Abigail Klein Leichman
December 23, 2015

Leaks in water systems are a costly headache for utilities everywhere.

The World Bank estimates that, on average, 30 percent of a utility’s drinking water (up to 50% in places with old or unreliable infrastructure) is “non-revenue,” lost mainly to leakage. The collective price tag is billions of dollars per year worldwide, not to mention the environmental concern of wasted water.

Israeli companies such as TaKaDu, Aquarius Spectrum and the Arad Group have come to the rescue with smart water solutions used across the world with the goal of reducing the estimated 46 billion liters of drinking water lost every day.

Now there is a new approach from the Israeli startup company Utilis that uses existing satellite imagery to pinpoint underground leaks.

Requiring no software or hardware installation at the utility, nor any manpower on the ground, the Utilis solution uses spectral aerial imaging from satellite-mounted sensors to spot leakage in distribution pipes over thousands of square kilometers at once.

The images are processed with a patented set of algorithms that detect the unique “signature” of drinking water (as opposed to, say, rainwater or swimming-pool water). The customer gets a detailed graphic leakage report overlaid on a map with streets, pipes and information on the size of the leak.

“It’s like the difference between a doctor diagnosing a problem by symptoms and an MRI seeing where the problem actually is,” says Chief Operating Officer Elly Perets. “While other smart water technologies look for signs of water, we see the water leaking under the ground.”

Even before formally debuting at the 2015 WATEC expo in Tel Aviv in October, the Rosh Ha’ayin-based company was signing its first deals. The expo brought additional interest from utilities in North and South America, Australia and other countries.

“We were overwhelmed by the response to our technology and the feedback we got,” says Perets.

Looking for water on distant planets

The idea of using readily available satellite images to detect underground leaks originated with Lauren Guy, now 29, who used these images to look for water on other planets during his studies at Hebrew University and Ben-Gurion University from 2007 to 2012.

After finishing his master’s degree, Guy became aware of the vast extent of the leakage problem and decided to put his knowledge to practical use in remote sensing. If microwave imaging could penetrate the atmosphere, he reasoned, it could also see through the ground.

“There are leak-detection solutions using infrared or thermal imaging but no one else we know of is using microwave imaging from satellites without setting a foot on the field,” Guy tells ISRAEL21c.

“It’s like the difference between a doctor diagnosing a problem by symptoms and an MRI seeing where the problem actually is.”

He and Eran Nevo, formerly VP R&D at email marketing firm Truvle and now Utilis CEO, founded Utilis in 2013. Guy wrote the algorithms and Nevo led the company to a successful launching in international markets.

The images come from commercial and research satellites already in the air, Perets explains. “Theoretically, we could even go to a potential customer with a finished report in hand, because the images are readily available to access and analyze these photos.”

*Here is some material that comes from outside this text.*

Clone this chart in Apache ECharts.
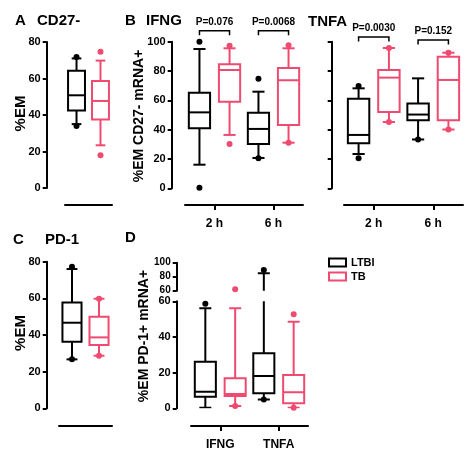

The privately funded company, currently seeking investment, sells its service to utilities on a monthly, quarterly or seminannual basis. The periodic leakage reports can detect early leaks and also verify the effectiveness of repairs.

“Three gallons an hour is the benchmark when utilities start actively looking for the source of the leak,” says Perets. “The smaller the leak, the longer the time it goes undetected. In most cases, the leak is detected only when a pipe bursts.”

Considering that a cubic meter of water costs a utility between 80 cents and a dollar, even those small leaks are costly.